Managing for Sage Grouse
Last week the Bureau of Land Management excluded lands critical to the future health of the Greater Sage Grouse, a declining western bird species, from a proposal to offer roughly 807,000 acres of land in Wyoming, Utah and Colorado for oil shale and tar sands leasing. The American Petroleum Institute, which is sworn to open every inch of America to drilling, criticized BLM in a statement that repeated the tired ‘oil at any cost’ messaging the organization spent millions promoting in the 2012 election. Extreme oil sources, like tar sands and oil shale, must be mined from the Earth, permanently destroying wildlife habitat; they pollute waterways and groundwater, and they release carbon pollution all on a massive scale.

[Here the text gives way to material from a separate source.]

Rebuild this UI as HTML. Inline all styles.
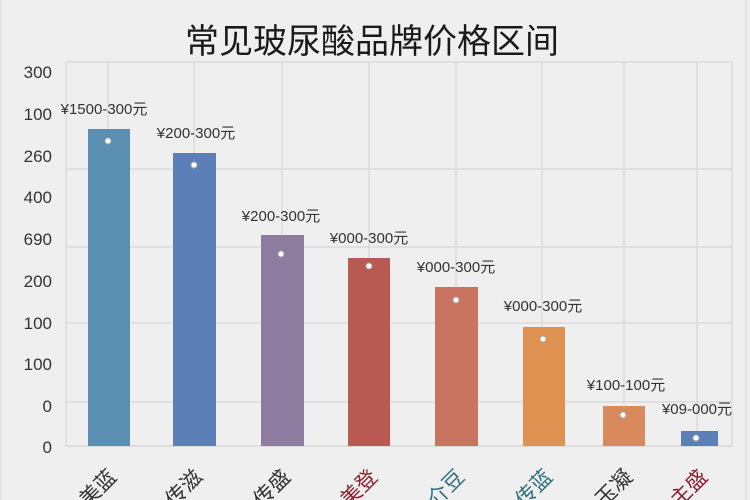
<!DOCTYPE html>
<html><head><meta charset="utf-8"><style>
body{margin:0;background:#efefef;}
svg{display:block;font-family:"Liberation Sans","Noto Sans CJK SC",sans-serif;}
</style></head><body>
<svg width="750" height="500" viewBox="0 0 750 500">
<rect width="750" height="500" fill="#efefef"/>
<line x1="746" y1="0" x2="746" y2="500" stroke="#d4d4d4"/>
<line x1="1" y1="0" x2="1" y2="500" stroke="#dcdcdc"/>
<text x="372" y="53" text-anchor="middle" font-size="34" fill="#1a1a1a" font-family="Liberation Sans,Noto Sans CJK SC,sans-serif">常见玻尿酸品牌价格区间</text>
<g stroke="#d2d2d2" stroke-width="1">
<line x1="66" y1="62" x2="732" y2="62"/>
<line x1="66" y1="169" x2="732" y2="169"/>
<line x1="66" y1="247" x2="732" y2="247"/>
<line x1="66" y1="323" x2="732" y2="323"/>
<line x1="66" y1="402" x2="732" y2="402"/>
<line x1="66" y1="62" x2="66" y2="446"/>
<line x1="732" y1="62" x2="732" y2="446"/>
<line x1="108" y1="62" x2="108" y2="140"/>
<line x1="194" y1="62" x2="194" y2="165"/>
<line x1="282" y1="62" x2="282" y2="245"/>
<line x1="369" y1="62" x2="369" y2="265"/>
<line x1="456" y1="62" x2="456" y2="298"/>
<line x1="542" y1="62" x2="542" y2="337"/>
<line x1="624" y1="62" x2="624" y2="414"/>
<line x1="697" y1="62" x2="697" y2="438"/>
</g>
<line x1="66" y1="446" x2="732" y2="446" stroke="#c8c8c8"/>
<g font-size="17" fill="#333" text-anchor="end">
<text x="52" y="78">300</text><text x="52" y="120">100</text><text x="52" y="162">260</text>
<text x="52" y="203">400</text><text x="52" y="245">690</text><text x="52" y="287">200</text>
<text x="52" y="329">100</text><text x="52" y="370">100</text><text x="52" y="412">0</text>
<text x="52" y="453">0</text>
</g>
<rect x="88" y="129" width="42" height="317" fill="#5b8fb1"/>
<rect x="173" y="153" width="43" height="293" fill="#5b7fb6"/>
<rect x="261" y="235" width="43" height="211" fill="#8e7ba0"/>
<rect x="348" y="258" width="42" height="188" fill="#b85a52"/>
<rect x="435" y="287" width="43" height="159" fill="#c87461"/>
<rect x="523" y="327" width="42" height="119" fill="#df9151"/>
<rect x="603" y="406" width="42" height="40" fill="#d98a5c"/>
<rect x="681" y="431" width="37" height="15" fill="#5b80b8"/>
<g fill="#fff" stroke="#aaa" stroke-width="1">
<circle cx="108" cy="141" r="3"/><circle cx="194" cy="165" r="3"/><circle cx="281" cy="254" r="3"/>
<circle cx="369" cy="266" r="3"/><circle cx="456" cy="300" r="3"/><circle cx="543" cy="339" r="3"/>
<circle cx="623" cy="415" r="3"/><circle cx="696" cy="438" r="3"/>
</g>
<g font-size="15" fill="#333" text-anchor="middle">
<text x="104" y="114">¥1500-300元</text>
<text x="196" y="138">¥200-300元</text>
<text x="281" y="221">¥200-300元</text>
<text x="369" y="243">¥000-300元</text>
<text x="456" y="272">¥000-300元</text>
<text x="543" y="311">¥000-300元</text>
<text x="626" y="390">¥100-100元</text>
<text x="697" y="414">¥09-000元</text>
</g>
<g font-size="21" font-family="Noto Sans CJK SC,sans-serif">
<text transform="translate(88,508) rotate(-45)" fill="#333">美蓝</text>
<text transform="translate(174,508) rotate(-45)" fill="#333">传滋</text>
<text transform="translate(262,508) rotate(-45)" fill="#333">传盛</text>
<text transform="translate(349,508) rotate(-45)" fill="#8a2030">美登</text>
<text transform="translate(436,508) rotate(-45)" fill="#2f6f80">介豆</text>
<text transform="translate(524,508) rotate(-45)" fill="#2f6f80">传蓝</text>
<text transform="translate(604,508) rotate(-45)" fill="#333">玉凝</text>
<text transform="translate(679,508) rotate(-45)" fill="#8a2030">主盛</text>
</g>
</svg>
</body></html>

BLM and the Obama Administration do well to resist API and the oil industry’s pressure to ignore science and the law and throw open our parks and natural areas to unlimited oil and gas destruction.
Expanded oil shale and tar sands leasing on public lands is also a huge climate threat, a fact that shouldn’t be lost on anyone who’s suffered through the national drought in the region (or Superstorm Sandy for that matter.)
The fact that BLM is proposing these leases at all is deeply disappointing. However, the agency’s placing areas of important sage grouse habitat off limits to oil leasing is a sign of progress and concern for both wildlife and America’s economic health. As the agency moves to finalize the planning strategy we hope to see these and other critical areas for sage grouse better managed. No source of oil is ever worth wiping out habitat and driving animals to the brink of extinction. There are better ways to meet our energy needs.